Buchkritik -- Hanns-Josef Ortheil -- Die Nacht des Don Juan

Umschlagfoto  -- Hanns-Josef Ortheil  --  Die Nacht des Don Juan Was für ein Buch! Selbst nahezu komponiert wie eine Oper Mozarts, handelt der Roman von den letzten Arbeiten am "Don Giovanni" im Prag des Jahres 1787. Casanova, Mozart und der Librettist Lorenzo da Ponte treffen in der "Goldenen Stadt" aufeinander. Mozart, weil er nach schlechten Wiener Erfahrungen in Ruhe an seiner neuen Oper arbeiten will und auch hier die Uraufführung stattfinden lassen will. Lorenzo da Ponte bemüht sich zu diesem Werk ein Libretto zu schreiben, kann sich jedoch nicht in die verfeinerte Psyche des Verführers hineinversetzen. Casanova hat von diesem Mißstand gehört und ist aus seinem freiwilligen Exil auf Schloß Dux in Böhmen noch einmal in die Welt zurückgekehrt, um seine Sicht der Person des ewigen Verführers, des Don Juan, in Mozarts Oper zum Ausdruck zu bringen.

Casanova, der sich aufgrund seiner eigenen Biographie mit den Verhältnissen seiner Zeit bestens auskennt, spinnt seine raffinierte Intrige, der erwartungsgemäß Lorenzo da Ponte zum Opfer fällt. Mit Schimpf und Schande wird er aus Prag verjagt. Nunmehr steht es Casanova offen, die Person des Don Juan nach seinen Vorstellungen zu gestalten.

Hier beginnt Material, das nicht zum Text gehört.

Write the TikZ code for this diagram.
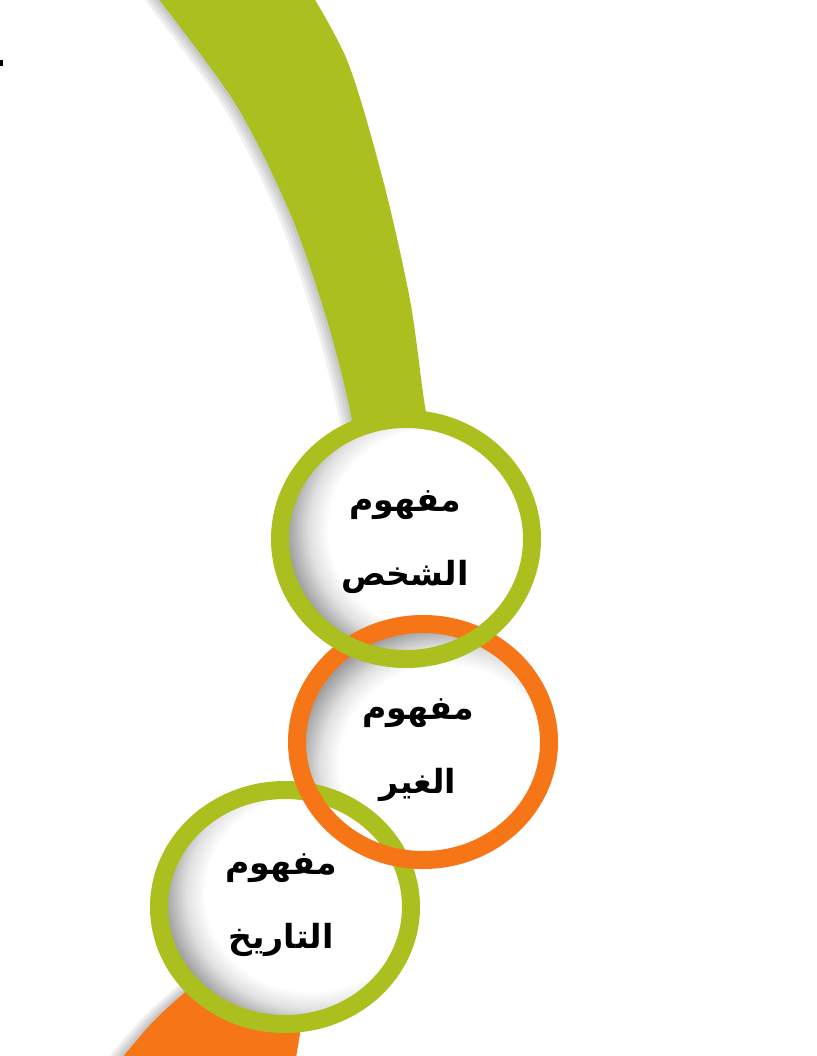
\documentclass[tikz,border=0pt]{standalone}
\usepackage{fontspec}
\newfontfamily\arabicfont[Script=Arabic]{DejaVu Sans}
\TeXXeTstate=1
\usetikzlibrary{calc}
\definecolor{leaf}{RGB}{171,192,30}
\definecolor{tangerine}{RGB}{246,117,22}
\pgfdeclareradialshading{hollow}{\pgfpoint{0bp}{0bp}}{color(0bp)=(white); color(16.5bp)=(white); color(19.5bp)=(black!12); color(23bp)=(black!38); color(50bp)=(black!38)}
\tikzset{%
  ring/.style={line width=13.5bp},
  hole/.style={shading=hollow},
  caption/.style={font=\arabicfont\bfseries\fontsize{25}{56}\selectfont, align=center, inner sep=0pt},
  smudge/.style={fill=black, opacity=0.06}
}
\def\leafband{plot[smooth] coordinates {(140,-25) (233,100) (290,213) (327,320) (350,410) (358,470)} -- plot[smooth] coordinates {(436,470) (424,400) (410,300) (383,180) (347,60) (300,-25)} -- cycle}
\def\tailband{plot[smooth] coordinates {(104,1080) (150,1025) (190,988) (240,950)} -- (310,950) -- plot[smooth] coordinates {(305,1000) (299,1040) (292,1080)} -- cycle}

\begin{document}
\begin{tikzpicture}[x=0.75bp, y=-0.75bp]
  \useasboundingbox (0,0) rectangle (816,1056);
  \clip (0,0) rectangle (816,1056);

\coordinate (C1) at (406,539);
\coordinate (C2) at (423,742);
\coordinate (C3) at (285,907);

% soft shadows left of the bands
\foreach \s in {3,6,9,12} {
  \fill[smudge, shift={(-\s,0.3*\s)}] \leafband;
  \fill[smudge, shift={(-\s,-0.2*\s)}] \tailband;
}

\fill[leaf] \leafband;
\fill[tangerine] \tailband;

% inside of the circles
\foreach \c / \dx / \dy / \ry in {C1/28/-10/120, C2/22/22/118, C3/26/-14/117} {
  \begin{scope}
    \clip (\c) ellipse [x radius=127, y radius=\ry];
    \fill[black!38] (\c) ellipse [x radius=127, y radius=\ry];
    \shade[hole] ($(\c)+(\dx,\dy)$) ellipse [x radius=160, y radius=\ry+32];
  \end{scope}
}

% rings, back to front
\draw[ring, leaf] (C3) ellipse [x radius=126, y radius=117];
\draw[ring, tangerine] (C2) ellipse [x radius=126, y radius=118];
\draw[ring, leaf] (C1) ellipse [x radius=126, y radius=120];

\node[caption] (T1) at (405,542) {\beginR مفهوم\endR\\\beginR الشخص\endR};
\node[caption] (T2) at (418,750) {\beginR مفهوم\endR\\\beginR الغير\endR};
\node[caption] (T3) at (281,905) {\beginR مفهوم\endR\\\beginR التاريخ\endR};

\fill[black] (0,60) rectangle (3,66);

\end{tikzpicture}
\end{document}
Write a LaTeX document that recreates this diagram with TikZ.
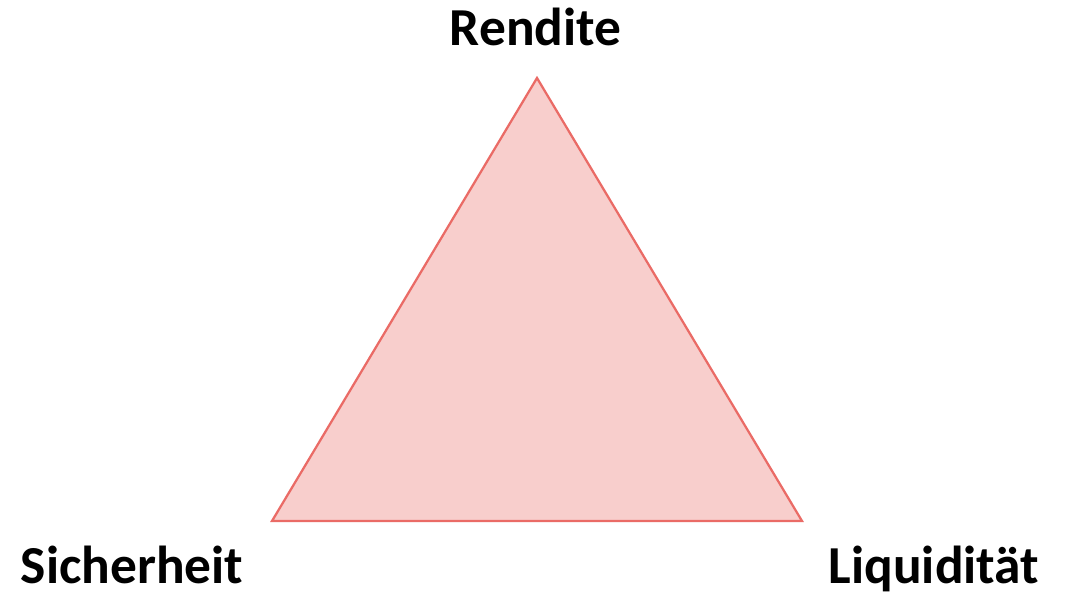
\documentclass[tikz,border=0pt]{standalone}
\usepackage{fontspec}
\setmainfont{Carlito}
\definecolor{TriFill}{HTML}{F8CECC}
\definecolor{TriLine}{HTML}{EA6B66}

\begin{document}
\begin{tikzpicture}[
    corner/.style={
        anchor=base,
        inner sep=0pt,
        font=\fontsize{38}{40}\selectfont\bfseries
    }
]
\useasboundingbox (0,0) rectangle (26.725,14.8);

% Corners of the triangle
\coordinate (top) at (13.425,12.85);
\coordinate (left) at (6.8,1.775);
\coordinate (right) at (20.05,1.775);

% Triangle
\draw[TriLine, fill=TriFill, line width=1.6pt, line join=miter]
    (top) -- (left) -- (right) -- cycle;

% Labels
\node[corner] (rendite) at (13.39,13.65) {Rendite};
\node[corner] (sicherheit) at (3.3,0.225) {Sicherheit};
\node[corner] (liquiditaet) at (23.35,0.225) {Liquidität};

\end{tikzpicture}
\end{document}
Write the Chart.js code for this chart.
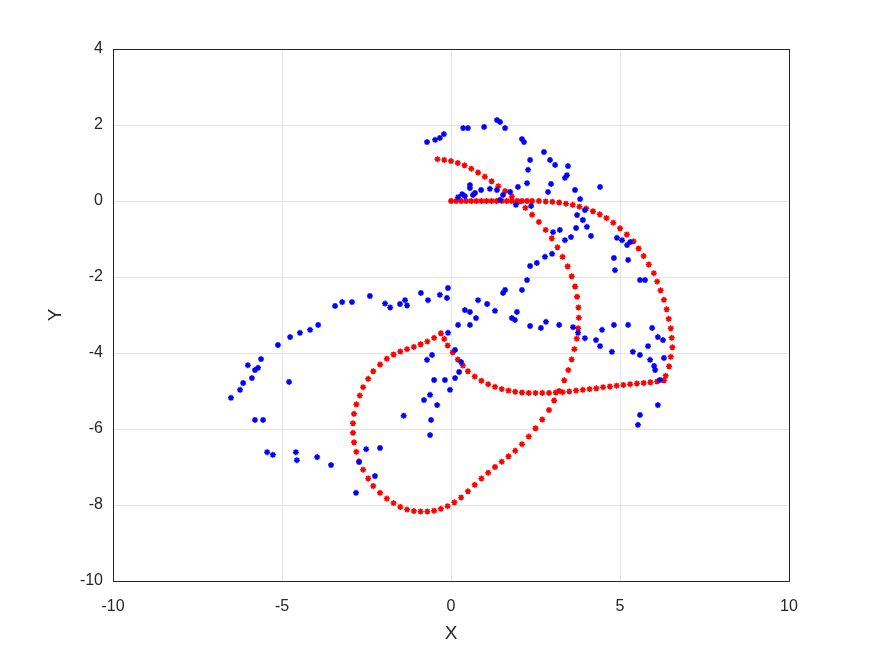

Es scheint müßig zu sein die Betonung darauf zu legen, dass er "seinen" Don Juan als ein komplettes Selbstbildnis entwirft. Kleidung, Mimik, Gestik und der Name der Figur werden von ihm geändert. Aus Don Juan wird der uns besser bekannte Don Giovanni. Casanova manipuliert und intrigiert, dass es für den aufmerksamen Leser eine Freude ist, dieses Buch zu lesen. Mozart, als verspielt wie ein Junge gebliebener Mann, den einzig und allein seine Musik interessiert, Lorenzo da Ponte als ebenso skupelloser Verführer wie unbegabter Librettist. Constanze, Mozarts Ehefrau, die als einzige das Intrigenspiel Casanovas durchschaut, sie alle treten vor die Augen und vor die Phantasie des Lesers als Figuren aus Fleisch und Blut.

Hanns-Josef Ortheil ist ein Roman gelungen, der nicht nur eine Oper von Mozart beschreibt, sondern der selber wie eine angelegt ist. Liebe, Leidenschaft, Intrigen, Irrungen und Wirrungen, Konfusionen überall. Doch zum Schluss löst sich alle Verwirrung auf - Der Schurke wurde verjagt, die Liebenden finden zueinander und Casanova ist es gelungen, sein Leben in dieser Oper von Mozart zu verewigen.

Aus dem skrupellosen Verführer Don Juan, der auch vor einem Mord nicht zurückschreckt ist eine Figur geworden, welche die Frauen Zeit seines Lebens im wahrsten Sinn des Wortes "geliebt" hat. Nicht brutale Unterwerfung, sondern Verführung und freiwillig gewährte Lust standen für sein Verhältnis zm anderen Geschlecht. (In diesem Sinn kann ich nur raten, sich einmal die Memoiren des "Chevalier de Seingalt", so nannte sich Casanova, durchzulesen.)

Ortheil ist es jedenfalls gelungen, diese Zeit und die Personen vor unserem Auge mit Sinnlichkeit und Musikalität erscheinen zu lassen. Wie gesagt: Was für ein Buch!